> Problem statement:
Output all of the data below exactly as given.

> Data provided:
»»
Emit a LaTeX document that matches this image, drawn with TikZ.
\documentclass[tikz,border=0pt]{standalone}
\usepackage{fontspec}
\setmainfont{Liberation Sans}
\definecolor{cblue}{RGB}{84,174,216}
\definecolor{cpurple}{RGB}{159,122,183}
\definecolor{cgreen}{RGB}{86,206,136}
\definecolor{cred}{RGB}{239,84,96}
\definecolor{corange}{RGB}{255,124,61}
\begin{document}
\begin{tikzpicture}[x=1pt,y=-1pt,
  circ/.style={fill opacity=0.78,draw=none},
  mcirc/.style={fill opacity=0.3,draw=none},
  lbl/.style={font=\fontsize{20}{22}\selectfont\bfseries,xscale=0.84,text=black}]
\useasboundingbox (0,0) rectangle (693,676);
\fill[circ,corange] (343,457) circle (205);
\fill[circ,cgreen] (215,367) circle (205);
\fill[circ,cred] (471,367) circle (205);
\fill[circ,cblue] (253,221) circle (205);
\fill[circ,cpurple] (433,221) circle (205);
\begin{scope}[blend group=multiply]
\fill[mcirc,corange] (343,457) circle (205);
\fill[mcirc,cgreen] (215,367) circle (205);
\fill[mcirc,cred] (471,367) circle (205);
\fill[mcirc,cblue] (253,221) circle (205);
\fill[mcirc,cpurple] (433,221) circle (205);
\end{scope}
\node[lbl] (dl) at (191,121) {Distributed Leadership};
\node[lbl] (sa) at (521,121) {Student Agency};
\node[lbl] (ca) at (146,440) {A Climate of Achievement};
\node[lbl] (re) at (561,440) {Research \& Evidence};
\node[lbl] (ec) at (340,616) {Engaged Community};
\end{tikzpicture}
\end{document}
««
> Output below:
Emit a LaTeX document that matches this image, drawn with TikZ.
\documentclass[tikz,border=0pt]{standalone}
\usepackage{fontspec}
\setmainfont{Liberation Sans}
\definecolor{cblue}{RGB}{84,174,216}
\definecolor{cpurple}{RGB}{159,122,183}
\definecolor{cgreen}{RGB}{86,206,136}
\definecolor{cred}{RGB}{239,84,96}
\definecolor{corange}{RGB}{255,124,61}
\begin{document}
\begin{tikzpicture}[x=1pt,y=-1pt,
  circ/.style={fill opacity=0.78,draw=none},
  mcirc/.style={fill opacity=0.3,draw=none},
  lbl/.style={font=\fontsize{20}{22}\selectfont\bfseries,xscale=0.84,text=black}]
\useasboundingbox (0,0) rectangle (693,676);
\fill[circ,corange] (343,457) circle (205);
\fill[circ,cgreen] (215,367) circle (205);
\fill[circ,cred] (471,367) circle (205);
\fill[circ,cblue] (253,221) circle (205);
\fill[circ,cpurple] (433,221) circle (205);
\begin{scope}[blend group=multiply]
\fill[mcirc,corange] (343,457) circle (205);
\fill[mcirc,cgreen] (215,367) circle (205);
\fill[mcirc,cred] (471,367) circle (205);
\fill[mcirc,cblue] (253,221) circle (205);
\fill[mcirc,cpurple] (433,221) circle (205);
\end{scope}
\node[lbl] (dl) at (191,121) {Distributed Leadership};
\node[lbl] (sa) at (521,121) {Student Agency};
\node[lbl] (ca) at (146,440) {A Climate of Achievement};
\node[lbl] (re) at (561,440) {Research \& Evidence};
\node[lbl] (ec) at (340,616) {Engaged Community};
\end{tikzpicture}
\end{document}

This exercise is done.